PROBLEM: Output exactly the lines from the line containing "Convert this chart to Altair code." through the line containing "import pandas as pd", inclusive, and omit any pictures.

──────── GIVEN RECORDS

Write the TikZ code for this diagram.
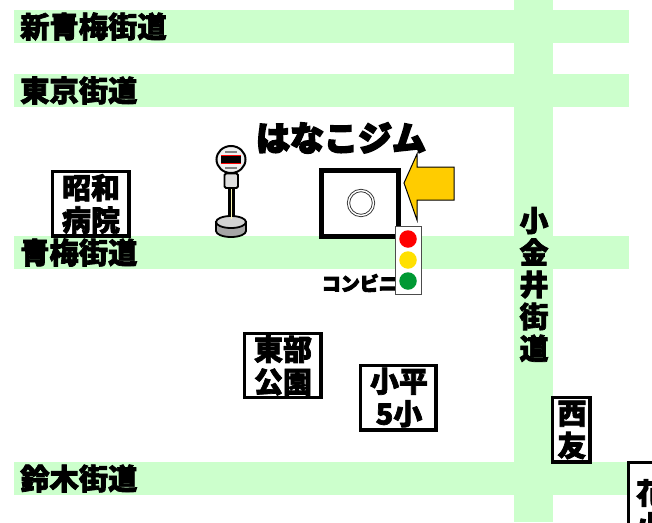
\documentclass[tikz,border=0pt]{standalone}
\usepackage{fontspec}
\newfontfamily\cjk[FakeBold=2.4]{Noto Sans CJK JP Black}
\newfontfamily\cjkh[FakeBold=5]{Noto Sans CJK JP Black}
\tikzset{
 road/.style={fill=roadc,draw=none},
 roadlabel/.style={anchor=west,inner sep=0pt,font=\cjk\fontsize{29.3}{29}\selectfont},
 placebox/.style={draw=black,line width=3.4pt,fill=white,inner sep=0pt},
 placetext/.style={inner sep=0pt,align=center,font=\cjk\fontsize{29}{32.5}\selectfont},
 lamp/.style={circle,minimum size=17.5pt,inner sep=0pt,draw=none}
}
\definecolor{roadc}{HTML}{CCFFCC}
\definecolor{arrowc}{HTML}{FFCC00}
\definecolor{lampy}{HTML}{FFE000}
\definecolor{lampg}{HTML}{009933}
\begin{document}
\begin{tikzpicture}[x=1pt,y=-1pt]
\useasboundingbox (0,0) rectangle (652,522);
\clip (0,0) rectangle (652,522);
\fill[white] (0,0) rectangle (652,522);
% roads
\fill[road] (14,10) rectangle (629,43);
\fill[road] (14,74) rectangle (629,107);
\fill[road] (14,236) rectangle (629,269);
\fill[road] (14,462) rectangle (629,495);
\fill[road] (514,0) rectangle (553,522);
% boxes
\draw[placebox] (52.5,171.5) rectangle (129,236);
\node[placetext] (hosp) at (91,204) {昭和\\病院};
\node[roadlabel] (r1) at (20,26.5) {新青梅街道};
\node[roadlabel] (r2) at (20,90.5) {東京街道};
\node[roadlabel] (r3) at (20,252.5) {青梅街道};
\node[roadlabel] (r4) at (20,478.5) {鈴木街道};
\node[placetext,font=\cjk\fontsize{29}{32}\selectfont] (r5) at (534,284.5) {小\\金\\井\\街\\道};
\draw[placebox] (244.5,333.5) rectangle (321,397.5);
\node[placetext] (park) at (283,365.5) {東部\\公園};
\draw[placebox] (360.5,365.5) rectangle (436,430);
\node[placetext] (school) at (399,397.5) {小平\\5小};
\draw[placebox] (552.5,397.5) rectangle (590,462);
\node[placetext] (seiyu) at (572,430) {西\\友};
\draw[placebox] (628.5,462.5) rectangle (670,540);
\node[placetext,anchor=north west] (hana) at (636,479) {花\\小};
% title
\node[inner sep=0pt,font=\cjkh\fontsize{34}{34}\selectfont] (title) at (341,138) {はなこジム};
% gym
\node[draw=black,line width=5.5pt,minimum width=77pt,minimum height=66pt,inner sep=0pt] (gym) at (360,203.5) {};
\node[circle,draw=black!80,double=white,double distance=1.4pt,line width=.9pt,minimum size=25pt,inner sep=0pt] (mark) at (361,203) {};
% arrow
\draw[fill=arrowc,draw=black,line width=1pt,line join=miter] (404,183) -- (417,154) -- (417,167) -- (454,167) -- (454,200) -- (417,200) -- (417,220) -- cycle;
% convenience
\node[anchor=east,inner sep=0pt,font=\cjkh\fontsize{19}{19}\selectfont] (conv) at (398,283) {コンビニ};
% traffic light
\node[draw=black!70,fill=white,line width=.6pt,minimum width=26pt,minimum height=68pt,inner sep=0pt] (light) at (408,260) {};
\node[lamp,fill=red] (lr) at (408,239) {};
\node[lamp,fill=lampy] (ly) at (408,260) {};
\node[lamp,fill=lampg] (lg) at (408,281) {};
% bus stop
\fill[black] (227.5,186) rectangle (235,224);
\fill[yellow!30] (230.7,186) rectangle (232.3,218);
\draw[fill=gray!70,draw=black,line width=1.8pt] (216,222) -- (216,231) arc[start angle=180,end angle=0,x radius=15,y radius=6] -- (246,222) -- cycle;
\draw[fill=gray!35,draw=black,line width=1.8pt] (231,222) ellipse[x radius=15,y radius=6];
\fill[yellow!30] (230.7,214) rectangle (232.3,219);
\draw[fill=gray!25,draw=black,line width=1.8pt,rounded corners=1.5pt] (224.5,173.5) rectangle (238,188);
\draw[fill=gray!12,draw=black,line width=2pt] (231,159.5) ellipse[x radius=14.5,y radius=13.5];
\fill[black] (221,156) rectangle (241,163);
\fill[red] (221,155) rectangle (241,156.3);
\fill[red] (221,162.5) rectangle (241,164);
\fill[gray] (225,151) rectangle (237,153);
\fill[gray] (225,167) rectangle (237,169);
\end{tikzpicture}
\end{document}
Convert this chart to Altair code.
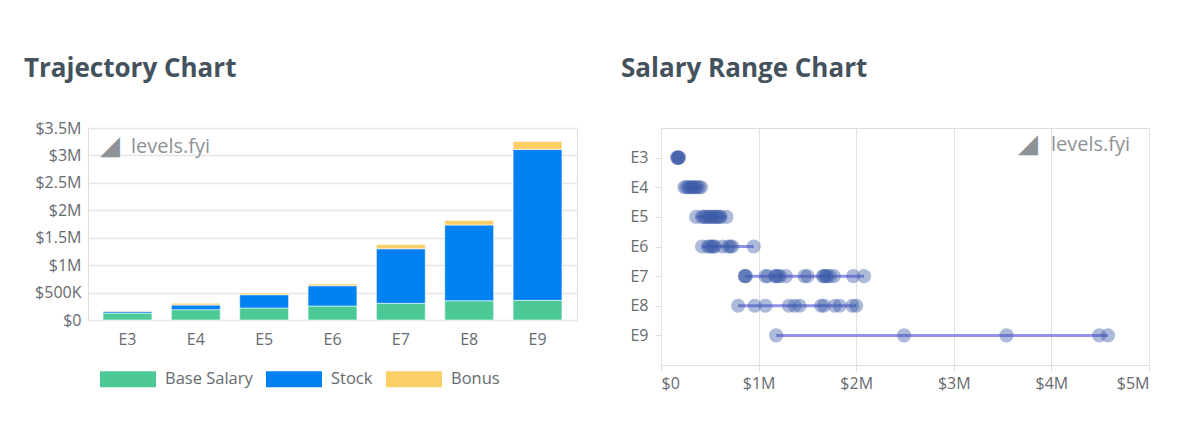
import altair as alt
import pandas as pd

# ---------------- data ----------------
levels = ["E3", "E4", "E5", "E6", "E7", "E8", "E9"]
base_salary = [127000, 188000, 219000, 255000, 304000, 352000, 358000]
stock = [31000, 85000, 242000, 370000, 995000, 1380000, 2750000]
bonus = [12000, 31000, 30000, 31000, 79000, 83000, 146000]
components = ["Base Salary", "Stock", "Bonus"]
comp_colors = ["#4cc997", "#0181f2", "#fdcf69"]
y_ticks = [0, 500000, 1000000, 1500000, 2000000, 2500000, 3000000, 3500000]

range_points = {
    "E3": [165000, 170000, 175000, 180000, 185000],
    "E4": [240000, 260000, 280000, 300000, 310000, 330000, 350000, 370000, 390000, 410000],
    "E5": [360000, 420000, 440000, 460000, 480000, 500000, 520000, 540000, 560000,
           580000, 600000, 610000, 670000],
    "E6": [420000, 480000, 500000, 520000, 540000, 550000, 630000, 690000, 710000,
           730000, 950000],
    "E7": [860000, 860000, 870000, 1070000, 1090000, 1170000, 1180000, 1200000, 1220000,
           1280000, 1470000, 1500000, 1660000, 1670000, 1690000, 1700000, 1730000,
           1770000, 1970000, 2080000],
    "E8": [790000, 960000, 1070000, 1310000, 1370000, 1420000, 1640000, 1670000,
           1780000, 1830000, 1960000, 2000000],
    "E9": [1180000, 2490000, 3540000, 4490000, 4580000],
}
x_ticks = [0, 1000000, 2000000, 3000000, 4000000, 5000000]

FONT = "Open Sans"
TITLE_COLOR = "#43525c"
LABEL_COLOR = "#666b70"

# ---------------- tables ----------------
rows = []
for i, lv in enumerate(levels):
    for j, (comp, vals) in enumerate(zip(components, [base_salary, stock, bonus])):
        rows.append({"level": lv, "component": comp, "value": vals[i], "order": j})
bars_df = pd.DataFrame(rows)

pts = []
for lv in levels:
    for v in range_points[lv]:
        pts.append({"level": lv, "value": v})
pts_df = pd.DataFrame(pts)

money_expr = ("datum.value == 0 ? '$0' : (datum.value < 1000000 ? '$' + (datum.value/1000) + 'K'"
              " : '$' + (datum.value/1000000) + 'M')")

rect_path = "M-1,-0.29L1,-0.29L1,0.29L-1,0.29Z"

# ---------------- trajectory chart ----------------
bars = alt.Chart(bars_df).mark_bar(stroke="white", strokeWidth=0.8, strokeOpacity=0.7).encode(
    x=alt.X("level:N", sort=levels, title=None,
            scale=alt.Scale(paddingInner=0.285, paddingOuter=0.22),
            axis=alt.Axis(labelAngle=0, ticks=False, domain=False, labelPadding=11,
                          labelFont=FONT, labelFontSize=16, labelColor=LABEL_COLOR)),
    y=alt.Y("value:Q", stack="zero", title=None,
            scale=alt.Scale(domain=[0, 3500000], nice=False),
            axis=alt.Axis(values=y_ticks, labelExpr=money_expr, ticks=False, domain=False,
                          labelPadding=7, gridColor="#e6e6e6", gridWidth=1.5,
                          labelFont=FONT, labelFontSize=16, labelColor=LABEL_COLOR)),
    color=alt.Color("component:N", sort=components,
                    scale=alt.Scale(domain=components, range=comp_colors),
                    legend=alt.Legend(title=None, orient="none", direction="horizontal",
                                      legendX=12, legendY=223, padding=0,
                                      symbolType=rect_path, symbolSize=3136,
                                      symbolStrokeWidth=0, symbolOpacity=1,
                                      labelOffset=9, columnPadding=13,
                                      labelFont=FONT, labelFontSize=16.5,
                                      labelColor=LABEL_COLOR)),
    order=alt.Order("order:Q"),
)

wm_df = pd.DataFrame({"t": ["levels.fyi"], "icon": ["\u25e2"]})
wm_left_text = alt.Chart(wm_df).mark_text(align="left", baseline="middle", font=FONT,
                                          fontSize=20, color="#8d9296").encode(
    x=alt.value(43), y=alt.value(19), text="t:N")
wm_left_icon = alt.Chart(wm_df).mark_text(align="left", baseline="middle", font="DejaVu Sans",
                                          fontSize=26, color="#8d9296").encode(
    x=alt.value(12), y=alt.value(18), text="icon:N")

left = alt.layer(bars, wm_left_icon, wm_left_text).properties(
    width=489, height=192,
    title=alt.TitleParams("Trajectory Chart", anchor="start", frame="group", dx=-64,
                          offset=38, font=FONT, fontSize=26, fontWeight="bold",
                          color=TITLE_COLOR),
)

# ---------------- salary range chart ----------------
rule = alt.Chart(pts_df).mark_rule(color="#9292e8", strokeWidth=3).encode(
    y=alt.Y("level:N", sort=levels),
    x=alt.X("min(value):Q"),
    x2=alt.X2("max(value):Q"),
)
dots = alt.Chart(pts_df).mark_circle(size=200, color="#3b5aa6", opacity=0.42).encode(
    y=alt.Y("level:N", sort=levels, title=None,
            scale=alt.Scale(type="point", padding=1),
            axis=alt.Axis(tickSize=6, tickColor="#dddddd", domain=False, labelPadding=7,
                          gridColor="#e2e2e2", labelFont=FONT, labelFontSize=16,
                          labelColor=LABEL_COLOR)),
    x=alt.X("value:Q", title=None, scale=alt.Scale(domain=[0, 5000000], nice=False),
            axis=alt.Axis(values=x_ticks, labelExpr=money_expr, tickSize=6,
                          tickColor="#dddddd", domain=False, labelPadding=4,
                          gridColor="#e2e2e2", labelFont=FONT, labelFontSize=16,
                          labelColor=LABEL_COLOR)),
)
wm_right_text = alt.Chart(wm_df).mark_text(align="left", baseline="middle", font=FONT,
                                           fontSize=20, color="#8d9296").encode(
    x=alt.value(390), y=alt.value(17), text="t:N")
wm_right_icon = alt.Chart(wm_df).mark_text(align="left", baseline="middle", font="DejaVu Sans",
                                           fontSize=26, color="#8d9296").encode(
    x=alt.value(357), y=alt.value(16), text="icon:N")

right = alt.layer(rule, dots, wm_right_icon, wm_right_text).properties(
    width=488, height=237,
    title=alt.TitleParams("Salary Range Chart", anchor="start", frame="group", dx=-40,
                          offset=46, font=FONT, fontSize=26, fontWeight="bold",
                          color=TITLE_COLOR),
)

chart = alt.hconcat(left, right, spacing=42).properties(
    padding={"left": 15, "top": 47, "right": 0, "bottom": 0}
).configure_view(stroke="#e2e2e2").configure(background="white")

chart.save("out.html", embed_options={"renderer": "svg", "actions": False})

────────────────

EXERCISE ANSWER:
Convert this chart to Altair code.
import altair as alt
import pandas as pd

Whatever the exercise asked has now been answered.